Born in North Plainfield, New Jersey, in 1910 and raised in the vibrant streets of Boston's South End, Allan Rohan Crite devoted his eight-decade career to crafting an intimate visual chronicle of African American life in twentieth-century urban America. From his earliest paintings capturing the quiet rhythms of neighborhood gatherings to later experiments in printmaking, Crite positioned himself as both storyteller and cultural historian, illuminating the multicultural, multiracial, and multigenerational fabrics of his community. His works often centered on everyday scenes—children playing on stoops, churchgoers in procession, streetcar riders lost in thought—infused with a profound sense of dignity and resilience that transcended the mundane. Deeply religious, Crite wove spiritual motifs throughout his oeuvre, viewing the divine in the ordinary and challenging stereotypes through his devout yet opinionated gaze.

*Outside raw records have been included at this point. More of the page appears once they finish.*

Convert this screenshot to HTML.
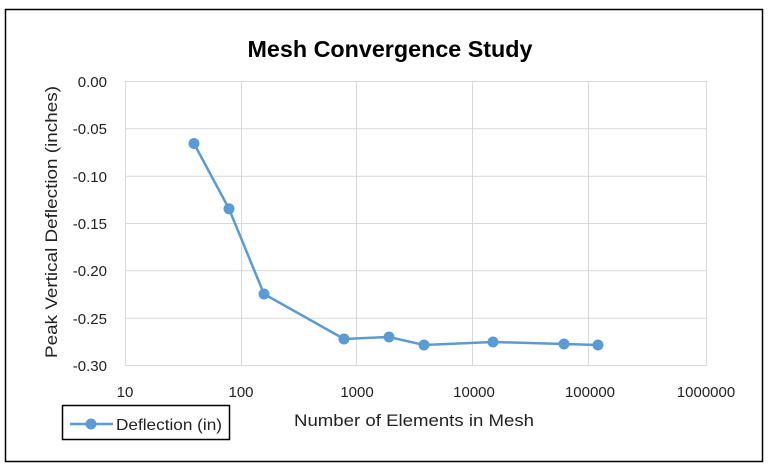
<!DOCTYPE html>
<html><head><style>html,body{margin:0;padding:0;background:#fff}</style></head><body>
<svg width="768" height="467" viewBox="0 0 768 467" xmlns="http://www.w3.org/2000/svg" font-family="Liberation Sans, sans-serif">
<rect x="5.5" y="9.5" width="757" height="452" fill="#fff" stroke="#000" stroke-width="1.5"/>
<text x="390" y="57" font-size="23" font-weight="bold" text-anchor="middle" textLength="285" lengthAdjust="spacingAndGlyphs">Mesh Convergence Study</text>
<g stroke="#d9d9d9" stroke-width="1" fill="none">
<line x1="125" y1="81.5" x2="707" y2="81.5"/>
<line x1="125" y1="128.8" x2="707" y2="128.8"/>
<line x1="125" y1="176.2" x2="707" y2="176.2"/>
<line x1="125" y1="223.5" x2="707" y2="223.5"/>
<line x1="125" y1="270.8" x2="707" y2="270.8"/>
<line x1="125" y1="318.2" x2="707" y2="318.2"/>
<line x1="125" y1="365.5" x2="707" y2="365.5"/>
<line x1="125.5" y1="81" x2="125.5" y2="365"/>
<line x1="241.5" y1="81" x2="241.5" y2="365"/>
<line x1="356.5" y1="81" x2="356.5" y2="365"/>
<line x1="472.5" y1="81" x2="472.5" y2="365"/>
<line x1="588.5" y1="81" x2="588.5" y2="365"/>
<line x1="706.5" y1="81" x2="706.5" y2="365"/>
</g>
<g font-size="15" fill="#222" text-anchor="end">
<text x="107" y="87">0.00</text>
<text x="107" y="134">-0.05</text>
<text x="107" y="182">-0.10</text>
<text x="107" y="229">-0.15</text>
<text x="107" y="276">-0.20</text>
<text x="107" y="324">-0.25</text>
<text x="107" y="371">-0.30</text>
</g>
<g font-size="15" fill="#222" text-anchor="middle">
<text x="125" y="397">10</text>
<text x="241" y="397">100</text>
<text x="357" y="397">1000</text>
<text x="474" y="397">10000</text>
<text x="590" y="397">100000</text>
<text x="706" y="397">1000000</text>
</g>
<text x="414" y="426" font-size="17" text-anchor="middle" fill="#222" textLength="240" lengthAdjust="spacingAndGlyphs">Number of Elements in Mesh</text>
<text transform="translate(57,222) rotate(-90)" font-size="17" text-anchor="middle" fill="#222" textLength="272" lengthAdjust="spacingAndGlyphs">Peak Vertical Deflection (inches)</text>
<polyline fill="none" stroke="#5b9bd5" stroke-width="2.5" points="194,143.5 229,208.8 264,294 344,339 389,337 424,345 493,342 564,344 598,345"/>
<g fill="#5b9bd5">
<circle cx="194" cy="143.5" r="5.5"/><circle cx="229" cy="208.8" r="5.5"/><circle cx="264" cy="294" r="5.5"/>
<circle cx="344" cy="339" r="5.5"/><circle cx="389" cy="337" r="5.5"/><circle cx="424" cy="345" r="5.5"/>
<circle cx="493" cy="342" r="5.5"/><circle cx="564" cy="344" r="5.5"/><circle cx="598" cy="345" r="5.5"/>
</g>
<rect x="62.5" y="405.5" width="167" height="34" fill="#fff" stroke="#000" stroke-width="1.5"/>
<line x1="70" y1="424" x2="113" y2="424" stroke="#5b9bd5" stroke-width="2.5"/>
<circle cx="91" cy="424" r="5.5" fill="#5b9bd5"/>
<text x="116" y="430" font-size="16" fill="#222" textLength="106" lengthAdjust="spacingAndGlyphs">Deflection (in)</text>
</svg>
</body></html>
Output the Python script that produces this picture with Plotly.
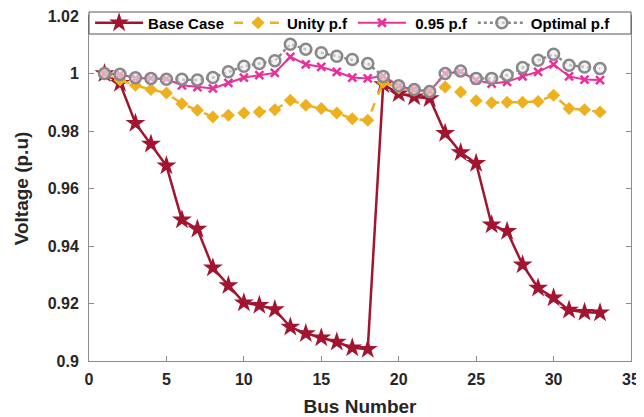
import plotly.graph_objects as go

bus = list(range(1, 34))

base_case = [1.0, 0.9966, 0.9827, 0.9755, 0.9679, 0.9491, 0.9459, 0.9324, 0.9263, 0.9203,
             0.9194, 0.9179, 0.9118, 0.9096, 0.9081, 0.9066, 0.9046, 0.9041, 0.9962, 0.9930,
             0.9919, 0.9913, 0.9792, 0.9725, 0.9688, 0.9474, 0.9451, 0.9335, 0.9254, 0.9220,
             0.9177, 0.9170, 0.9168]

unity_pf = [1.0, 0.9977, 0.9959, 0.9944, 0.9932, 0.9895, 0.9872, 0.9849, 0.9855, 0.9863,
            0.9866, 0.9874, 0.9907, 0.9890, 0.9878, 0.9863, 0.9843, 0.9837, 0.9970, 0.9950,
            0.9942, 0.9937, 0.9953, 0.9936, 0.9905, 0.9898, 0.9900, 0.9900, 0.9903, 0.9924,
            0.9878, 0.9874, 0.9866]

pf_095 = [1.0, 0.9997, 0.9984, 0.9983, 0.9981, 0.9959, 0.9953, 0.9948, 0.9967, 0.9986,
          0.9994, 1.0002, 1.0058, 1.0032, 1.0023, 1.0006, 0.9986, 0.9983, 0.9992, 0.9957,
          0.9944, 0.9938, 1.0000, 1.0006, 0.9977, 0.9965, 0.9971, 0.9990, 1.0006, 1.0032,
          0.9990, 0.9979, 0.9977]

optimal_pf = [1.0, 0.9997, 0.9985, 0.9983, 0.9980, 0.9980, 0.9977, 0.9986, 1.0006, 1.0025,
              1.0035, 1.0044, 1.0102, 1.0084, 1.0072, 1.0060, 1.0049, 1.0035, 0.9990, 0.9957,
              0.9944, 0.9937, 1.0000, 1.0009, 0.9983, 0.9983, 0.9994, 1.0021, 1.0046, 1.0067,
              1.0029, 1.0023, 1.0017]

series_names = ["Base Case", "Unity p.f", "\u00a00.95 p.f", "Optimal p.f"]

x_ticks = [0, 5, 10, 15, 20, 25, 30, 35]
y_ticks = [0.9, 0.92, 0.94, 0.96, 0.98, 1.0, 1.02]
y_tick_labels = ["0.9", "0.92", "0.94", "0.96", "0.98", "1", "1.02"]

FONT = "Arial, Liberation Sans, sans-serif"

fig = go.Figure()
fig.add_trace(go.Scatter(
    x=bus, y=base_case, name=series_names[0], mode="lines+markers",
    line=dict(color="#A2142F", width=2.5),
    marker=dict(symbol="star", size=15, color="#A2142F", line=dict(width=0))))
fig.add_trace(go.Scatter(
    x=bus, y=unity_pf, name=series_names[1], mode="lines+markers",
    line=dict(color="#EDB120", width=2.5, dash="dash"),
    marker=dict(symbol="diamond", size=10, color="#EDB120", line=dict(width=0))))
fig.add_trace(go.Scatter(
    x=bus, y=pf_095, name=series_names[2], mode="lines+markers",
    line=dict(color="#E8309A", width=2),
    marker=dict(symbol="x-thin", size=8, color="#E8309A", line=dict(width=2.5, color="#E8309A"))))
fig.add_trace(go.Scatter(
    x=bus, y=optimal_pf, name=series_names[3], mode="lines+markers",
    line=dict(color="#888888", width=2.5, dash="dot"),
    marker=dict(symbol="circle", size=11, color="rgba(235,235,235,0.6)", line=dict(width=2.5, color="#888888"))))

axis_common = dict(
    showline=True, linecolor="#8c8c8c", linewidth=1, mirror="ticks",
    ticks="inside", ticklen=5, tickcolor="#8c8c8c", showgrid=False, zeroline=False,
    automargin=False, ticklabeloverflow="allow",
    tickfont=dict(family=FONT, size=16, color="#262626", weight="bold"),
)

fig.update_xaxes(range=[0, 35], tickvals=x_ticks, ticklabelstandoff=4,
                 title=dict(text="Bus Number", font=dict(family=FONT, size=19, color="#262626", weight="bold"), standoff=12),
                 **axis_common)
fig.update_yaxes(range=[0.9, 1.02], tickvals=y_ticks, ticktext=y_tick_labels, ticklabelstandoff=6,
                 title=dict(text="Voltage (p.u)", font=dict(family=FONT, size=19, color="#262626", weight="bold"), standoff=14),
                 **axis_common)

# legend frame spanning the full plot width (legend entries drawn on top of it)
fig.add_shape(type="rect", xref="paper", yref="paper",
              x0=0, x1=1, y0=1 - 18 / 345, y1=1 + 4 / 345,
              fillcolor="white", line=dict(color="#555555", width=1), layer="above")

# page body has an 8px default margin, so the figure is sized to fill the remaining window
fig.update_layout(
    width=636, height=409,
    margin=dict(l=81, r=13, t=8, b=56, autoexpand=False),
    plot_bgcolor="white", paper_bgcolor="white",
    font=dict(family=FONT, color="#000000"),
    legend=dict(
        orientation="h", x=0.002, xanchor="left", y=1 - 7 / 345, yanchor="middle",
        bgcolor="rgba(0,0,0,0)", borderwidth=0,
        font=dict(family=FONT, size=15, color="#000000", weight="bold"),
        itemwidth=48,
    ),
)

fig.write_html("out.html")
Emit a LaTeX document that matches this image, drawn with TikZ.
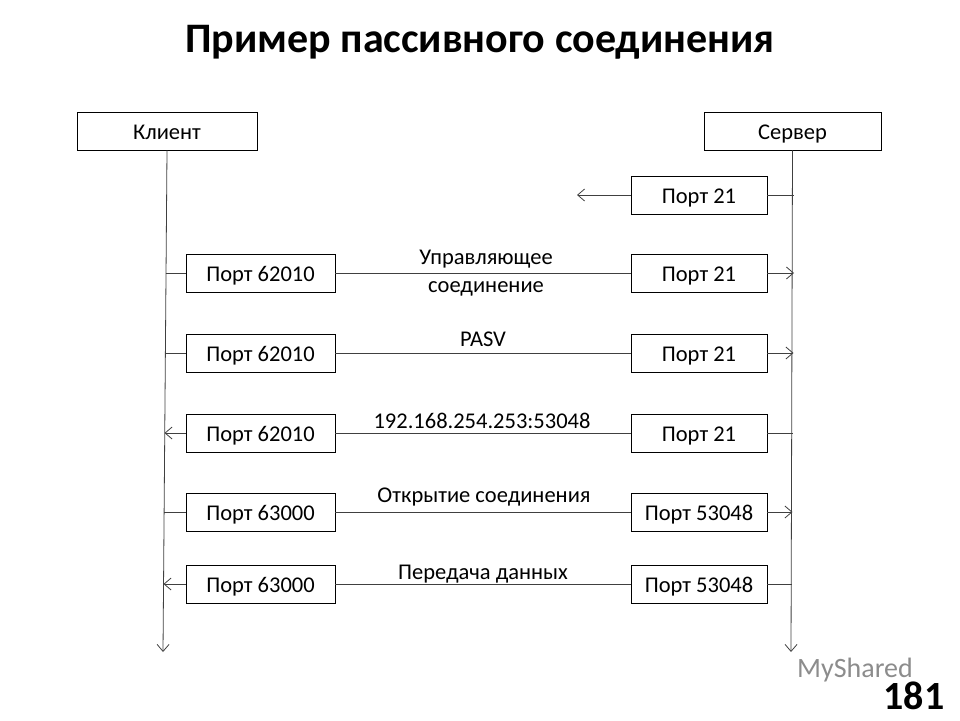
\documentclass[tikz,border=0pt]{standalone}
\usepackage{fontspec}
\setmainfont{Carlito}
\usetikzlibrary{arrows.meta}
\begin{document}
\begin{tikzpicture}[x=1pt,y=-1pt,
 box/.style={draw,line width=0.8pt,minimum height=38pt,inner sep=0pt,text height=19pt,text depth=2pt,font=\fontsize{22.5}{24}\selectfont},
 ln/.style={draw=black!75,line width=0.8pt},
 ar/.style={ln,-{Straight Barb[length=7pt,width=12pt]}},
 lab/.style={font=\fontsize{22.5}{24}\selectfont}]
\useasboundingbox (0,0) rectangle (960,720);
\node[font=\bfseries\fontsize{42}{46}\selectfont] (title) at (480,42) {Пример пассивного соединения};
\node[box,minimum width=180pt] (cl) at (167,131) {Клиент};
\node[box,minimum width=177pt] (sv) at (792.5,131) {Сервер};
\coordinate (clb) at (163,652);
\coordinate (svb) at (791,652);
\draw[ar] (cl.south) -- (clb);
\draw[ar] (sv.south) -- (svb);
\foreach \n/\y/\t in {a/273/62010,b/353/62010,c/433/62010,d/512/63000,e/584/63000}
  \node[box,minimum width=149pt] (L\n) at (260.5,\y) {Порт \t};
\foreach \n/\y/\t in {o/195/21,a/273/21,b/353/21,c/433/21,d/512/53048,e/584/53048}
  \node[box,minimum width=136pt] (R\n) at (699,\y) {Порт \t};
\coordinate (o1) at (577,195);
\coordinate (o2) at (794,195);
\draw[ln] (Ro.east) -- (o2);
\draw[ar] (Ro.west) -- (o1);
\foreach \n/\y/\xl/\xr in {a/273/165.5/794,b/353/165/793.5,c/433/164.5/793,d/512/164/792.5,e/584/163.5/792}{
  \coordinate (cl\n) at (\xl,\y);
  \coordinate (sv\n) at (\xr,\y);
}
\draw[ln] (cla) -- (La.west); \draw[ln] (La.east) -- (Ra.west); \draw[ar] (Ra.east) -- (sva);
\draw[ln] (clb) -- (Lb.west); \draw[ln] (Lb.east) -- (Rb.west); \draw[ar] (Rb.east) -- (svb);
\draw[ar] (Lc.west) -- (clc); \draw[ln] (Lc.east) -- (Rc.west); \draw[ln] (Rc.east) -- (svc);
\draw[ln] (cld) -- (Ld.west); \draw[ln] (Ld.east) -- (Rd.west); \draw[ar] (Rd.east) -- (svd);
\draw[ar] (Le.west) -- (cle); \draw[ln] (Le.east) -- (Re.west); \draw[ln] (Re.east) -- (sve);
\node[lab] (t1) at (486,259) {Управляющее};
\node[lab] (t2) at (486,289) {соединение};
\node[lab] (t3) at (483,339) {PASV};
\node[lab] (t4) at (482,421) {192.168.254.253:53048};
\node[lab] (t5) at (484,497) {Открытие соединения};
\node[lab] (t6) at (483,574) {Передача данных};
\node[font=\fontsize{28}{30}\selectfont,text=black!45] (logo) at (855,670) {MyShared};
\node[font=\bfseries\fontsize{40}{42}\selectfont] (num) at (914,696) {181};
\end{tikzpicture}
\end{document}
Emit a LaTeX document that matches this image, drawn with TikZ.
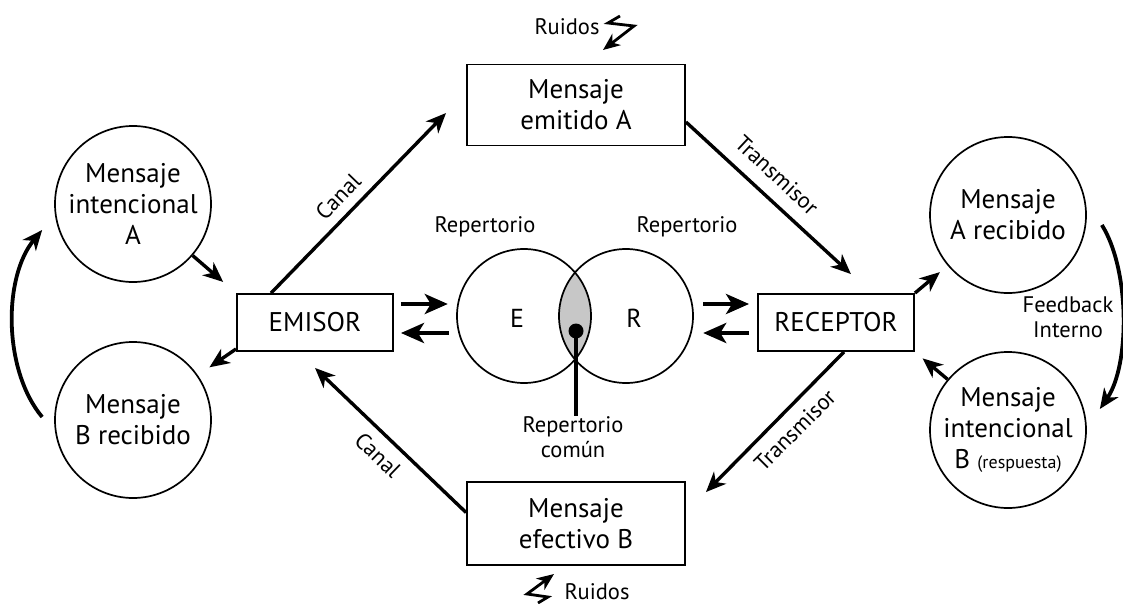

In the mid-century onward, Crite pushed boundaries with innovative techniques on paper, including offset color lithographs and watercolor sketches, as seen in pieces like '410 Columbus Avenue' from his 'Artist's Sketchbook of the South End.' He documented the seismic shifts of urban renewal—what he termed 'urban removal'—and gentrification's toll on Black neighborhoods, bearing witness to economic upheavals and social transformations that reshaped Boston and the nation. Works such as 'Streetcar Madonna,' a feisty ink and watercolor from 1946, reveal his penchant for stirring subtle provocation amid muted palettes, elevating humble subjects to profound statements on humanity. Never leaving Boston's confines in his art, Crite asserted that the full spectrum of the human condition pulsed within its blocks, a belief that lent his output universal resonance.
Crite's legacy endures as a testament to community-rooted artistry, refusing provincialism while fiercely defending his city's overlooked narratives. His eight decades of production, from oils to prints, not only preserved vanishing worlds but also imprinted his indelible spirit on those who encountered them, inspiring generations to see beauty and history in the familiar.